For Lancaster, it was an emotionally wrenching reprise of the 2018 rally, which she helped organize with other City students. Since then she earned a bachelor’s degree at MSU and a master’s at the London School of Economics, only to return to Grand Rapids and experience the horror of her brother, now an MSU student, surviving the shooting there, almost five years to the day after Parkland.
“It’s been a horrible readjustment coming back to such a terrible reality,” Ellie told me, especially coming back from the U.K. where mass shootings are virtually unheard of. “It’s horrible to accept that as your reality, just accept the potentiality for violence as your reality. No government should be OK with that. That’s absolutely insane.”
I had organized the event, independently of School News Network, along with two fellow former Grand Rapids Press reporters, Pat Shellenbarger and Jeff Cranson. We stepped out of our normal arms-length journalistic roles to do something, anything, in response to the endless succession of mass shootings in our country. Like those brave March for Our Lives students, we said, “Enough is enough.”
But five years after Parkland … 11 after Sandy Hook … 24 after Columbine … I have to wonder, will enough ever be enough?
Will enough lawmakers wake up to the madness that’s gripped our country and take the actions needed to save these children’s lives? Will enough of them overcome their fear of losing their seats by defying the NRA and getting weapons of war out of our homes and schools? Will enough Americans demand they do so, and make sure their children can’t get their hands on those weapons?
Politicians opposed to gun-safety legislation often counter that stronger mental-health services are needed instead, as if those two were mutually exclusive. Many a high school student will tell you that their schools need both: more mental-health services and better protection from gun violence.
In fact, several students told SNN just that, in a recent roundtable that touched on issues they’re concerned about. It quickly became apparent that the possibility of being shot in class was very much on their minds, and that student anxiety and depression are very real.
Listen to McKenna, a senior: “It’s really scary to think that we’re used to having people bring guns into school and shoot people.” And Kaymin, a junior: “You don’t want to think about your school being shot up. But it’s a very real thing. And we’re all real people that it’s a very real possibility of it happening to.”
To be sure, schools and lawmakers are doing things to address students’ mental health struggles, such as increased state funding for program grants and services. And a recent package of state gun-safety bills includes safe-storage requirements that potentially could have prevented recent incidents of GRPS students bringing guns to school, prompting the district to ban backpacks for the rest of the school year.
Those laws and funds are important steps in the right direction. But they don’t do anything to stem the bloody tide of military-style assault weapons used to mow down children in classrooms, shoppers and concert-goers in our uniquely American insanity.
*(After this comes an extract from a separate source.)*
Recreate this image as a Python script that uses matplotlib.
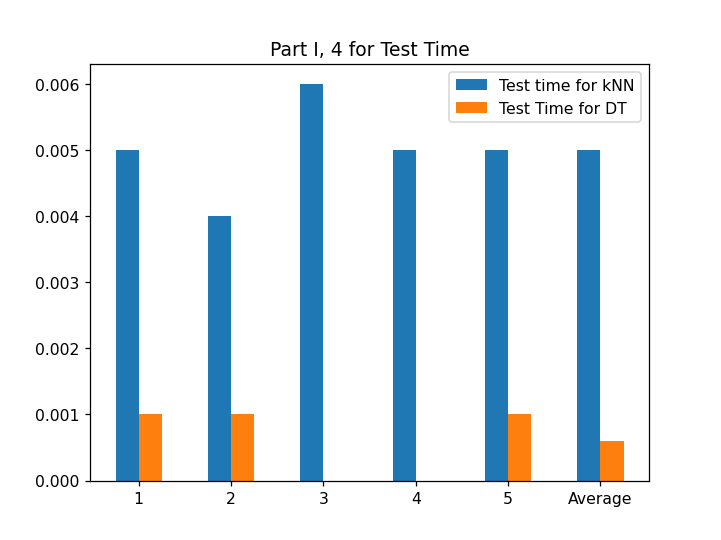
import matplotlib
matplotlib.use('Agg')
import matplotlib.pyplot as plt
import numpy as np

labels = ['1', '2', '3', '4', '5', 'Average']
knn_time = [0.005, 0.004, 0.006, 0.005, 0.005, 0.005]
dt_time = [0.001, 0.001, 0.0, 0.0, 0.001, 0.0006]

x = np.arange(len(labels))
width = 0.25

fig, ax = plt.subplots(figsize=(6.4, 4.8), dpi=112.66)
ax.bar(x - width / 2, knn_time, width, label='Test time for kNN')
ax.bar(x + width / 2, dt_time, width, label='Test Time for DT')
ax.set_xticks(x)
ax.set_xticklabels(labels)
ax.set_title('Part I, 4 for Test Time')
ax.legend()
fig.savefig('out.png')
And they don’t do enough to address the increasing mental health crisis among adolescents, especially among girls and LGBTQ+ youth.
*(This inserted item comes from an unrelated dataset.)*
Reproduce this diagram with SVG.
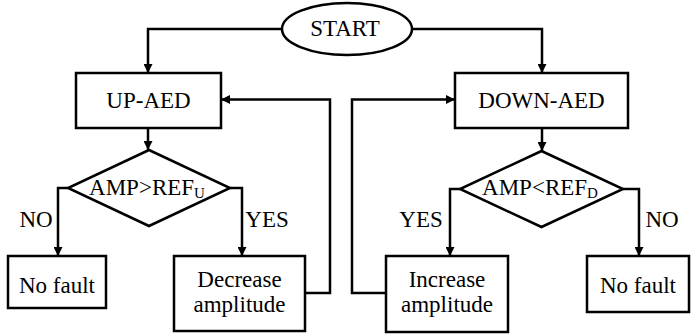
<svg xmlns="http://www.w3.org/2000/svg" width="691" height="335" viewBox="0 0 691 335">
<style>
.s{fill:#fff;stroke:#000;stroke-width:2.5}
.c{fill:none;stroke:#000;stroke-width:2.5;marker-end:url(#a)}
text{font-family:"Liberation Serif","Times New Roman",serif;font-size:23px;fill:#000;text-anchor:middle}
.sub{font-size:15px}
</style>
<defs>
<marker id="a" viewBox="0 0 10 10" refX="10" refY="5" markerWidth="3.6" markerHeight="3.6" orient="auto" markerUnits="strokeWidth">
<path d="M0,0 L10,5 L0,10 z" fill="#000"/>
</marker>
</defs>
<g id="connectors">
<path class="c" d="M282,29 H148 V73"/>
<path class="c" d="M412,29 H542 V73"/>
<path class="c" d="M148,128 V150"/>
<path class="c" d="M542,128 V151"/>
<path class="c" d="M68,188 H58 V256"/>
<path class="c" d="M230,188 H242 V256"/>
<path class="c" d="M460,189 H450 V256"/>
<path class="c" d="M623,189 H639 V256"/>
<path class="c" d="M305,293 H330 V99.5 H221"/>
<path class="c" d="M386,293 H352 V99.5 H455"/>
</g>
<g id="start">
<ellipse class="s" cx="347" cy="29" rx="65" ry="26"/>
<text x="345" y="36">START</text>
</g>
<g id="up-aed">
<rect class="s" x="76" y="73" width="145" height="55"/>
<text x="148.5" y="108">UP-AED</text>
</g>
<g id="down-aed">
<rect class="s" x="455" y="73" width="173" height="55"/>
<text x="541.5" y="108">DOWN-AED</text>
</g>
<g id="dec1">
<polygon class="s" points="149,150 230,188 149,226 68,188"/>
<text x="147" y="195">AMP&gt;REF<tspan class="sub" dy="3">U</tspan></text>
</g>
<g id="dec2">
<polygon class="s" points="541.5,151 623,189 541.5,227 460,189"/>
<text x="540" y="195">AMP&lt;REF<tspan class="sub" dy="3">D</tspan></text>
</g>
<g id="nofault1">
<rect class="s" x="8" y="256" width="98" height="52"/>
<text x="57" y="293">No fault</text>
</g>
<g id="decrease">
<rect class="s" x="174" y="256" width="131" height="75"/>
<text x="239.5" y="287">Decrease</text>
<text x="239.5" y="312">amplitude</text>
</g>
<g id="increase">
<rect class="s" x="386" y="256" width="122" height="76"/>
<text x="447" y="287">Increase</text>
<text x="447" y="312">amplitude</text>
</g>
<g id="nofault2">
<rect class="s" x="587" y="256" width="102" height="56"/>
<text x="638" y="293">No fault</text>
</g>
<g id="labels">
<text x="36" y="227">NO</text>
<text x="267" y="227">YES</text>
<text x="421" y="227">YES</text>
<text x="662" y="227">NO</text>
</g>
</svg>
If you went to school fearing you could be slaughtered, do you think you might have anxiety issues too?
So enough with bifurcating mental health and gun safety. Both are needed and a whole lot more. Students are telling us this, and have been for several years now. The so-called adults in the room need to listen and be the actual adults in the room.
As for Ellie Lancaster, she intends to keep working against gun violence while pursuing a career in social research. She’s encouraged by Michigan’s recent gun-safety laws, and attended Gov. Gretchen Whitmer’s signing Monday of red-flag laws allowing authorities to confiscate guns from someone considered a risk to themselves or others. But she admits it can be hard to keep the faith.
“Sometimes I definitely get discouraged because it feels like no matter what we do, like this is still a country where a lot of people either feel unsafe or feel like violence is the best response for things. And I think that’s indicative of a very sick society that needs healing.”
But she’s convinced that shootings can be prevented not just by regulating guns, but by “helping your community heal or getting people access to mental-health care.”
“There’s always something you can do to help someone and hopefully prevent something,” she added. “That personally gives me a lot of hope.”